The indifference is that which drives the being out of every shelter of work
and leaves no shadow to hide, we are made to confront our own existence as the
profound indifference itself. It is to this indifference, that we need "to
listen to what it has to tell us." This telling does not lead to
"despair" but rather to the "possibilities of Dasein."[8]
Therefore in Heidegger's view the superficial boredom that appears through the
objects can be warded off through some work without pleasure, whereas the
profound boredom leaves no room for escape rather, lights up everything and
leaves the bare bones of our existence or our being (dasein) in stark light for
us which is stripping at first but later leads to the achievement of
possibilities of dasein.
[1]
Cf. “Work and Boredom,” Friedrich Nietzsche, The Gay Science (Cambridge: Cambridge
University Press, 2001), 57-58.
Agamben, Giorgio, and Adam Kotsko. The highest poverty: Monastic rules and
form-of-life. Meridian : crossing aesthetics. California: Stanford
University Press, 2013.
Heidegger, Martin. The fundamental concepts of metaphysics: World, finitude, solitude.
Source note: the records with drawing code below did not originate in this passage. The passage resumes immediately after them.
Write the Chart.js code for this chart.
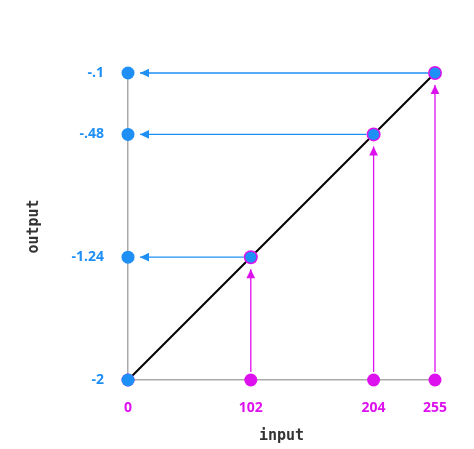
<!DOCTYPE html>
<html>
<head>
<meta charset="utf-8">
<script src="https://cdn.jsdelivr.net/npm/chart.js@4"></script>
<style>body{margin:0;background:#fff}</style>
</head>
<body>
<canvas id="c" width="474" height="449"></canvas>
<script>
const inputs = [0, 102, 204, 255];
const outputs = [-2, -1.24, -0.48, -0.1];
const blue = "#1e8ff5";
const magenta = "#dd11ee";

// arrows: blue from curve point to y axis, magenta from x axis up to curve
const arrowPlugin = {
  id: "arrows",
  beforeDatasetsDraw(chart) {
    const { ctx, scales: { x, y } } = chart;
    const head = (x1, y1, x2, y2, color) => {
      const a = Math.atan2(y2 - y1, x2 - x1);
      ctx.strokeStyle = color; ctx.fillStyle = color; ctx.lineWidth = 1.3;
      ctx.beginPath(); ctx.moveTo(x1, y1); ctx.lineTo(x2, y2); ctx.stroke();
      ctx.beginPath();
      ctx.moveTo(x2, y2);
      ctx.lineTo(x2 - 10 * Math.cos(a - 0.45), y2 - 10 * Math.sin(a - 0.45));
      ctx.lineTo(x2 - 10 * Math.cos(a + 0.45), y2 - 10 * Math.sin(a + 0.45));
      ctx.closePath(); ctx.fill();
    };
    ctx.save();
    for (let i = 1; i < inputs.length; i++) {
      const px = x.getPixelForValue(inputs[i]);
      const py = y.getPixelForValue(outputs[i]);
      head(px - 7, py, x.getPixelForValue(0) + 12, py, blue);
      head(px, y.getPixelForValue(-2) - 8, px, py + 12, magenta);
    }
    ctx.restore();
  }
};

new Chart(document.getElementById("c"), {
  type: "scatter",
  data: {
    datasets: [
      { type: "line", data: [{ x: 0, y: -2 }, { x: 255, y: -0.1 }], borderColor: "#000", borderWidth: 2, pointRadius: 0 },
      { data: inputs.map(v => ({ x: v, y: -2 })), backgroundColor: magenta, pointRadius: 6.5, borderWidth: 0 },
      { data: inputs.slice(1).map((v, i) => ({ x: v, y: outputs[i + 1] })), backgroundColor: magenta, pointRadius: 7, borderWidth: 0 },
      { data: inputs.slice(1).map((v, i) => ({ x: v, y: outputs[i + 1] })), backgroundColor: blue, pointRadius: 5.5, borderWidth: 0 },
      { data: outputs.map(v => ({ x: 0, y: v })), backgroundColor: blue, pointRadius: 6.5, borderWidth: 0 }
    ].reverse()
  },
  options: {
    responsive: false,
    animation: false,
    clip: false,
    layout: { padding: { top: 73, right: 39 } },
    plugins: { legend: { display: false }, tooltip: { enabled: false } },
    scales: {
      x: {
        type: "linear", min: 0, max: 255,
        afterBuildTicks: s => { s.ticks = inputs.map(v => ({ value: v })); },
        afterFit: s => { s.height = 69; },
        grid: { display: false },
        border: { color: "#aaa", width: 1.5 },
        ticks: { color: magenta, font: { family: "Open Sans", weight: "bold", size: 14 }, padding: 12 },
        title: { display: true, text: "input", color: "#333", font: { family: "DejaVu Sans Mono", weight: "bold", size: 15 }, padding: { top: 0 } }
      },
      y: {
        type: "linear", min: -2, max: -0.1,
        afterBuildTicks: s => { s.ticks = outputs.map(v => ({ value: v })); },
        afterFit: s => { s.width = 128; },
        grid: { display: false },
        border: { color: "#aaa", width: 1.5 },
        ticks: { color: blue, font: { family: "Open Sans", weight: "bold", size: 14 }, padding: 16,
          callback: v => String(v).replace("0.", ".") },
        title: { display: true, text: "output", color: "#333", font: { family: "DejaVu Sans Mono", weight: "bold", size: 15 }, padding: { top: 25, bottom: 0 } }
      }
    }
  },
  plugins: [arrowPlugin]
});
</script>
</body>
</html>
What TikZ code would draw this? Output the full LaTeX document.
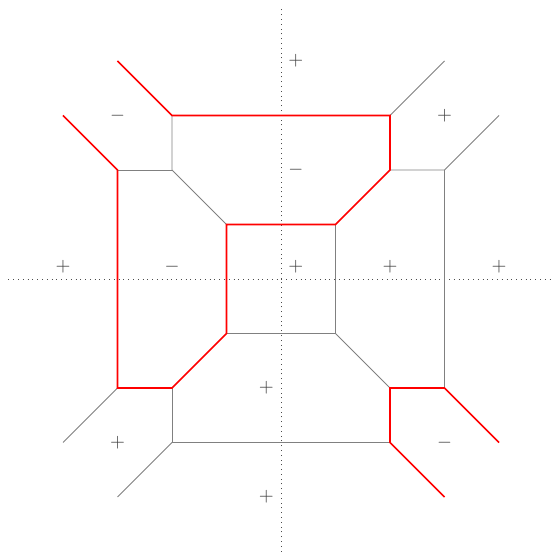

Studies in Continental thought. Bloomington: Indiana University Press, 1995.
Kierkegaard, Søren, Howard V. Hong, and Edna
H. Hong. Either/or. Kierkegaard's
writings. 3-4. Princeton, N.J.: Princeton University Press, 1987.
Nietzsche, Friedrich. The Gay Science. Cambridge: Cambridge University Press, 2001.
Weber, Max. The Protestant ethic and the spirit of capitalism. Routledge
classics. London, New York: Routledge, 2001.